** Start of Material for the task **
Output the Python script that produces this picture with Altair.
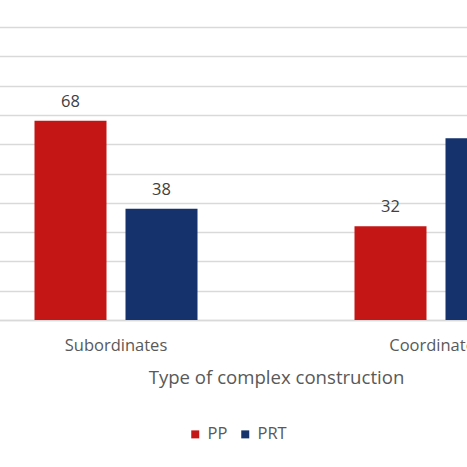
import altair as alt
import pandas as pd

categories = ["Subordinates", "Coordinates"]
series = ["PP", "PRT"]
pp_values = [68, 32]
prt_values = [38, 62]
colors = ["#C51616", "#15326C"]
y_ticks = [0, 10, 20, 30, 40, 50, 60, 70, 80, 90, 100]

rows = []
for i, c in enumerate(categories):
    rows.append({"cat": c, "series": "PP", "value": pp_values[i]})
    rows.append({"cat": c, "series": "PRT", "value": prt_values[i]})
df = pd.DataFrame(rows)

FONT = "Open Sans"

x_enc = alt.X(
    "cat:N",
    sort=categories,
    scale=alt.Scale(domain=categories, range=[-44, 596], paddingInner=0, paddingOuter=0),
    axis=alt.Axis(
        title="Type of complex construction",
        labelAngle=0,
        ticks=False,
        domain=True,
        domainColor="#d9d9d9",
        domainWidth=1.5,
        labelFont=FONT,
        labelFontSize=16.5,
        labelColor="#595959",
        labelBaseline="alphabetic",
        labelPadding=30,
        titleFont=FONT,
        titleFontSize=18.6,
        titleFontWeight="normal",
        titleColor="#595959",
        titleBaseline="alphabetic",
        titleY=63,
        grid=False,
    ),
)
xoff_enc = alt.XOffset(
    "series:N",
    sort=series,
    scale=alt.Scale(domain=series, paddingInner=0.2088, paddingOuter=0.8626),
)
y_enc = alt.Y(
    "value:Q",
    scale=alt.Scale(domain=[0, 100], nice=False),
    axis=alt.Axis(
        title=None,
        values=y_ticks,
        tickCount=11,
        labels=False,
        ticks=False,
        domain=False,
        grid=True,
        gridColor="#d9d9d9",
        gridWidth=1.5,
    ),
)

bars = alt.Chart(df).mark_bar().encode(
    x=x_enc,
    xOffset=xoff_enc,
    y=y_enc,
    color=alt.Color(
        "series:N",
        sort=series,
        scale=alt.Scale(domain=series, range=colors),
        legend=alt.Legend(
            title=None,
            orient="none",
            direction="horizontal",
            legendX=187,
            legendY=399,
            symbolType="square",
            symbolSize=64,
            symbolStrokeWidth=0,
            labelFont=FONT,
            labelFontSize=16.5,
            labelColor="#595959",
            labelOffset=4,
            columnPadding=9,
        ),
    ),
)

labels = alt.Chart(df).mark_text(
    font=FONT, fontSize=16.5, color="#404040", baseline="alphabetic", dy=-14
).encode(
    x=x_enc,
    xOffset=xoff_enc,
    y=y_enc,
    text=alt.Text("value:Q"),
)

chart = (
    alt.layer(bars, labels)
    .properties(
        width=467,
        height=293,
        padding={"top": 27, "left": 0, "right": 0, "bottom": 147},
        autosize=alt.AutoSizeParams(type="none"),
        background="white",
    )
    .configure_view(stroke=None)
)

chart.save("out.html", embed_options={"renderer": "svg", "actions": False})
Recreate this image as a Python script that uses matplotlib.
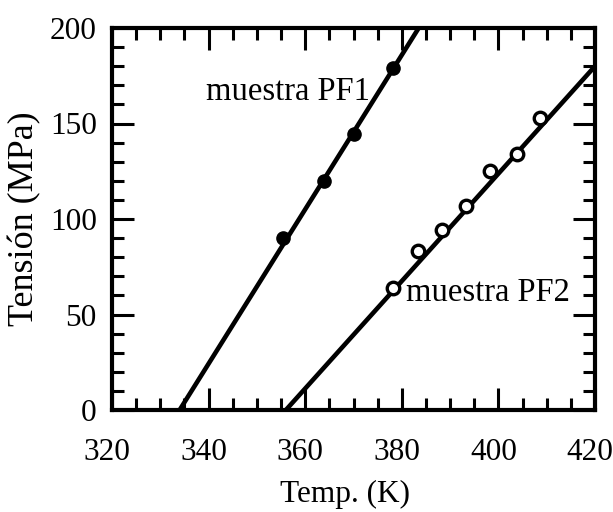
import matplotlib
matplotlib.use("Agg")
import matplotlib.pyplot as plt
import matplotlib.transforms as mtransforms
from matplotlib.ticker import MultipleLocator

# puntos medidos
pf1_temp = [355.4, 363.9, 370.1, 378.2]
pf1_stress = [90, 120, 144.5, 179]
pf2_temp = [378.2, 383.4, 388.3, 393.3, 398.3, 403.9, 408.6]
pf2_stress = [64, 83, 94, 107, 125, 134, 153]

# rectas de ajuste
pf1_fit_temp = [334.0, 383.5]
pf1_fit_stress = [0, 200]
pf2_fit_temp = [356.0, 420.0]
pf2_fit_stress = [0, 180]

x_ticks = [320, 340, 360, 380, 400, 420]
y_ticks = [0, 50, 100, 150, 200]

plt.rcParams["font.family"] = ["Liberation Serif", "DejaVu Serif"]

fig = plt.figure(figsize=(6.13, 5.12), dpi=100)
ax = fig.add_axes([112 / 613, 1 - 410 / 512, 483 / 613, 382 / 512])

ax.plot(pf1_fit_temp, pf1_fit_stress, color="black", lw=3.3, solid_capstyle="butt", zorder=2)
ax.plot(pf2_fit_temp, pf2_fit_stress, color="black", lw=3.3, solid_capstyle="butt", zorder=2)
ax.plot(pf1_temp, pf1_stress, "o", color="black", ms=9.5, zorder=3)
ax.plot(pf2_temp, pf2_stress, "o", mfc="white", mec="black", mew=2.4, ms=9, zorder=3)

ax.text(373.4, 166.5, "muestra PF1", fontsize=23.5, ha="right", va="center")
ax.text(380.8, 61.5, "muestra PF2", fontsize=23.5, ha="left", va="center")

ax.set_xlim(320, 420)
ax.set_ylim(0, 200)
ax.set_xticks(x_ticks)
ax.set_yticks(y_ticks)
ax.xaxis.set_minor_locator(MultipleLocator(5))
ax.yaxis.set_minor_locator(MultipleLocator(10))
ax.tick_params(which="both", direction="in", top=True, right=True, width=2.2, labelsize=22.5)
ax.tick_params(which="major", length=16)
ax.tick_params(which="minor", length=8.5)
ax.tick_params(axis="x", pad=20)
ax.tick_params(axis="y", pad=11)
for s in ax.spines.values():
    s.set_linewidth(3)
    s.set_zorder(4)

# etiquetas del eje x un poco a la izquierda, como en el original
shift = mtransforms.ScaledTranslation(-5 / 100, 0, fig.dpi_scale_trans)
for lab in ax.get_xticklabels():
    lab.set_transform(lab.get_transform() + shift)

ax.set_xlabel("Temp. (K)", fontsize=22.5)
ax.set_ylabel("Tensión (MPa)", fontsize=26)
ax.xaxis.label.set_va("center")
ax.xaxis.set_label_coords(0.482, -0.222)
ax.yaxis.label.set_va("center")
ax.yaxis.set_label_coords(-0.18, 0.5)

fig.savefig("out.png", dpi=100)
** End of Material for the task **
**Task directions:** Looking at the entries above, how many lines contain the word "matplotlib"? Answer with the number alone.

**Reply:** 6